* PROBLEM TO SOLVE
Pick out each line with the word "this" from the material that follows.

* DATA LINES
--------------------------------------------------

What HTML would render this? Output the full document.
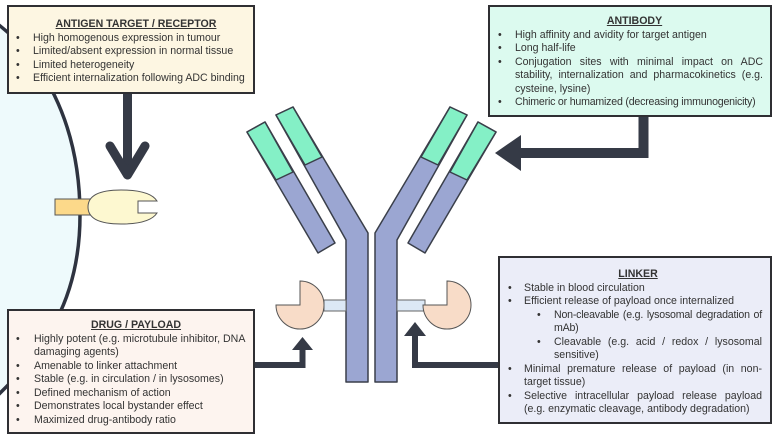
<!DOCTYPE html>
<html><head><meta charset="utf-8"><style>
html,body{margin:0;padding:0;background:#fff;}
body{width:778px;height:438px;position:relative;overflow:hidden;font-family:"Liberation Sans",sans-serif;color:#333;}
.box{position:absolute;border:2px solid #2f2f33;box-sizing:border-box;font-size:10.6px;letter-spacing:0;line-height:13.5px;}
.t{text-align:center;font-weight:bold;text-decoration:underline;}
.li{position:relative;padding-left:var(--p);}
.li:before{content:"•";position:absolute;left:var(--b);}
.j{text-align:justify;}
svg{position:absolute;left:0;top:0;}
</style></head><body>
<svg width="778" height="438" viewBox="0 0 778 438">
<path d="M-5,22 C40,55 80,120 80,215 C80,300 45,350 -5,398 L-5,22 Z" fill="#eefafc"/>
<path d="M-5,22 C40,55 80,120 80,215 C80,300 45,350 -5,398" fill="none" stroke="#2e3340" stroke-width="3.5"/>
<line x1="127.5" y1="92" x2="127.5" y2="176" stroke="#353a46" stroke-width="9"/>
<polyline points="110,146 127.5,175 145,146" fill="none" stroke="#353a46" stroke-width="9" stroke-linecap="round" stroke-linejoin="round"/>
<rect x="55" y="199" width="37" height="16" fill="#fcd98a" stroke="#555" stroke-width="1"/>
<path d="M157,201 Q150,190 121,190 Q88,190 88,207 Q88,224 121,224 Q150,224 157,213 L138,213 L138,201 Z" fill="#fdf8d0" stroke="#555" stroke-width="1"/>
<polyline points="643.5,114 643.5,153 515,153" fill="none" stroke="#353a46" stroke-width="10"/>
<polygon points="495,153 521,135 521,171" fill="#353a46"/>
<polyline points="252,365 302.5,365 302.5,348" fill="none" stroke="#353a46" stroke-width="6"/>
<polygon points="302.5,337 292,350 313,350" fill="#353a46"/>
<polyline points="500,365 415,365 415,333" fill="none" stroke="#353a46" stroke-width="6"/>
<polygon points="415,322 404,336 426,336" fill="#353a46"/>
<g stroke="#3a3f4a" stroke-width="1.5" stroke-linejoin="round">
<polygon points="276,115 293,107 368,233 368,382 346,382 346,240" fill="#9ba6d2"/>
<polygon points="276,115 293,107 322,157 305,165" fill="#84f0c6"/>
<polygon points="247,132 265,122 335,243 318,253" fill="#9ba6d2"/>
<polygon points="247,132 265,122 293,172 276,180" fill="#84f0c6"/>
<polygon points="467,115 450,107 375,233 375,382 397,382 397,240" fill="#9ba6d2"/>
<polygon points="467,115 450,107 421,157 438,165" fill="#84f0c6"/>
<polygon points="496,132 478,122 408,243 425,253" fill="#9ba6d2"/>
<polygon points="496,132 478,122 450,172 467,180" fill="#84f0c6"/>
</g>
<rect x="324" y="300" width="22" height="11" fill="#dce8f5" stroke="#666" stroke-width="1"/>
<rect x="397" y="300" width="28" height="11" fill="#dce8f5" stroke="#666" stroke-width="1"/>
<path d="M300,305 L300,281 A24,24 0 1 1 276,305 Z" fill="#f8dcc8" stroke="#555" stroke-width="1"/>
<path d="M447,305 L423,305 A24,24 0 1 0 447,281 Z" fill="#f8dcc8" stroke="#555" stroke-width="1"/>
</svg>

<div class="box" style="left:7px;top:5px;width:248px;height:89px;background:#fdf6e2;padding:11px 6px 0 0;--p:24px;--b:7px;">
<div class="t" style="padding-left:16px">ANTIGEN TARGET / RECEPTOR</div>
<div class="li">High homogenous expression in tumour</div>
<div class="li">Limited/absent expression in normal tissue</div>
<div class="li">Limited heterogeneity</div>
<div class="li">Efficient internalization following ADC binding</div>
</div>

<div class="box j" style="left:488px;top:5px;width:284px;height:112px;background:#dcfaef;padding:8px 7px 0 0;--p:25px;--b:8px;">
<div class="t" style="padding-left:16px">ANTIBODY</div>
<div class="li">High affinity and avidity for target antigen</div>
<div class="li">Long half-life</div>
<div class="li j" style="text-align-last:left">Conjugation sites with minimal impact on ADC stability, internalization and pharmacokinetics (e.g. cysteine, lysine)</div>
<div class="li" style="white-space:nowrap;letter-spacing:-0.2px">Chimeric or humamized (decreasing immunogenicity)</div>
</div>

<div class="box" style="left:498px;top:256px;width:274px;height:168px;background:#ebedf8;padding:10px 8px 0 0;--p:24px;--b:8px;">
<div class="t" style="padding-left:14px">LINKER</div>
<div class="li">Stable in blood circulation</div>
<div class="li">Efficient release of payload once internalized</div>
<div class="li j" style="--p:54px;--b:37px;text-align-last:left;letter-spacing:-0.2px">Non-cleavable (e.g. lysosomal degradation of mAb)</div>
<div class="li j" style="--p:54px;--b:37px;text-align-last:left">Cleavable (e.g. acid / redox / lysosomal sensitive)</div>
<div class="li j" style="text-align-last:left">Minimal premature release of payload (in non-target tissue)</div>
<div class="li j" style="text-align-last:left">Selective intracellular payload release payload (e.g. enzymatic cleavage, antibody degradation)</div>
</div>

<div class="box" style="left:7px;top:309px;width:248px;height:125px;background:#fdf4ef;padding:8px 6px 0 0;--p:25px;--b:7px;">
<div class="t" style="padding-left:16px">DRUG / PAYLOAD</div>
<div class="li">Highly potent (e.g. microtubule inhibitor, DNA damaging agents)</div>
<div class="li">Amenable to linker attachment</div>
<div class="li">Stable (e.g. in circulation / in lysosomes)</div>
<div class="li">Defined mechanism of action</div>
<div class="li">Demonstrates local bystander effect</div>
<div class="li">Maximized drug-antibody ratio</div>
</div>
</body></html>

--------------------------------------------------

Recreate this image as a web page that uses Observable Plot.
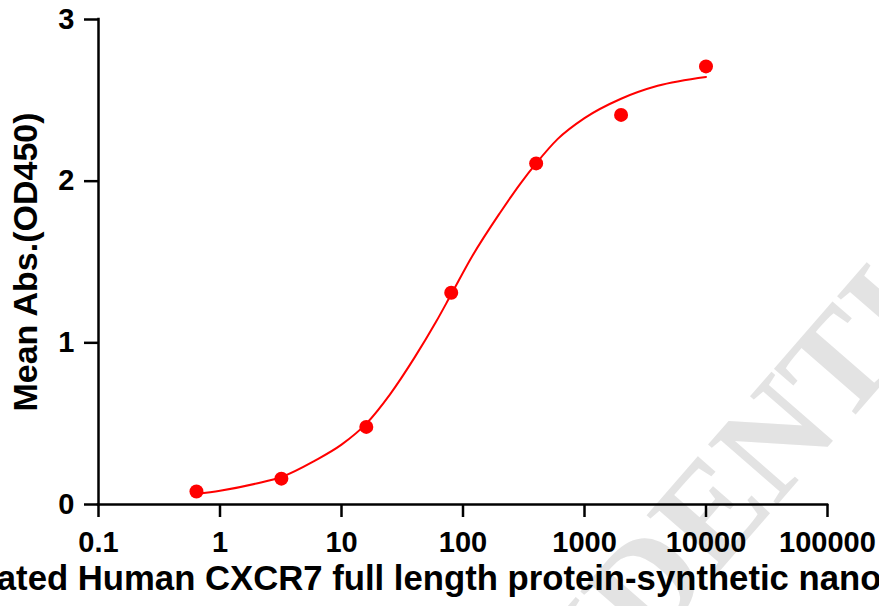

--------------------------------------------------

* TASK OUTPUT
What HTML would render this? Output the full document.
Recreate this image as a web page that uses Observable Plot.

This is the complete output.